History Ph.D. Candidate Wins Newcombe Fellowship

Author: Joanna Basile

Heath Carter

Heath Carter, a graduate student in the University of Notre Dame’s Department of History, has been awarded a Charlotte W. Newcombe Doctoral Dissertation Fellowship for his work on the intersection of American religious and working-class history in the 19th and 20th centuries.

Administered by the Woodrow Wilson National Fellowship Foundation, the Newcombe fellowship program supports Ph.D. students in the humanities and social sciences whose work has “significant potential for advancing academic scholarship related to ethics and/or religion.” Out of more than 500 applicants, just 21 students were selected to receive fellowships for 2011–2012.

“I am deeply grateful to the foundation for its support of my project,” says Carter, “and am delighted to know that the senior scholars who vetted my application deemed my work worthy of this honor.”

Titled “Union Made: Working People and the Rise of Social Christianity in Chicago, 1865–1914,” Carter’s dissertation examines the struggles within Catholic and Protestant churches as the institutions wrestled with “the labor question.”

A Church Battleground

“During the late 19th century, northern American cities like Chicago experienced deep unrest as a vast, poor, and predominantly foreign-born work force faced off against a small but fabulously wealthy elite,” Carter says. “Strikes, riots, and violent confrontations in the streets were common, many of these sparked by questions about wages, hours, working conditions, etc.

“My research asks how the Christian churches made their peace with an economic system within which the mighty were not cast down and the lowly were not exalted, as well as how Americans more broadly came to accept the dramatic inequalities that shape our society still today.”

Carter says poring over census data and church membership rolls helped him understand who was sitting in the pews of the churches he studied—a diverse collection of carpenters, lawyers, painters, and financiers, among others.
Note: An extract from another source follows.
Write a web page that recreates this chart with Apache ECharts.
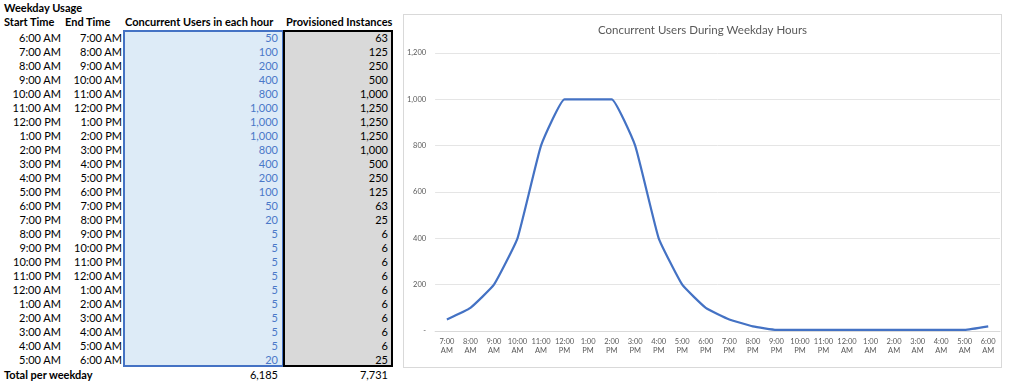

He draws extensively on reports from labor, socialist, and religious periodicals, as well as Chicago’s daily newspapers and foreign language press.

“I have found that the clergy often took the side of the elite in the battles of the day,” he says, “but that workers persistently challenged the cozy relationship between churches and ‘capital.’”

According to Mark Noll, Francis A. McAnaney Professor of History in the College of Arts and Letters and Carter’s dissertation adviser, this new research is a “significant re-interpretation of the previous understanding of the churches and labor … and is particularly important for a range of scholars.”

Further Recognition

Carter has already won several honors for a chapter of the dissertation he adapted into an article, “Scab Ministers, Striking Saints: Christianity and Class Conflict in 1894 Chicago,” which was published in American Nineteenth Century History.

The Working Class Studies Association awarded this piece the 2011 C.L.R. James award for best article of the year, a competition open to all scholars working in the field, not just graduate students. The judges said Carter’s work “offers a thorough and compelling analysis of the intersection between labor struggles and struggles within religious groups about the meaning and practice of Christianity.”

At Notre Dame, Carter’s article won the Higgins Labor Center’s John Joyce Prize for Best Paper in Working-Class Studies and the 2011 Phillip Gleason Prize for the best paper published by a graduate student in the Department of History.

During summer 2011, Carter will also be one of four Ph.D. candidate fellows working on the University’s Religion Across the Disciplines, a new initiative investigating the influence of religion in history, international relations, literature, music, and sociology, as well as the influence those fields have on religion itself.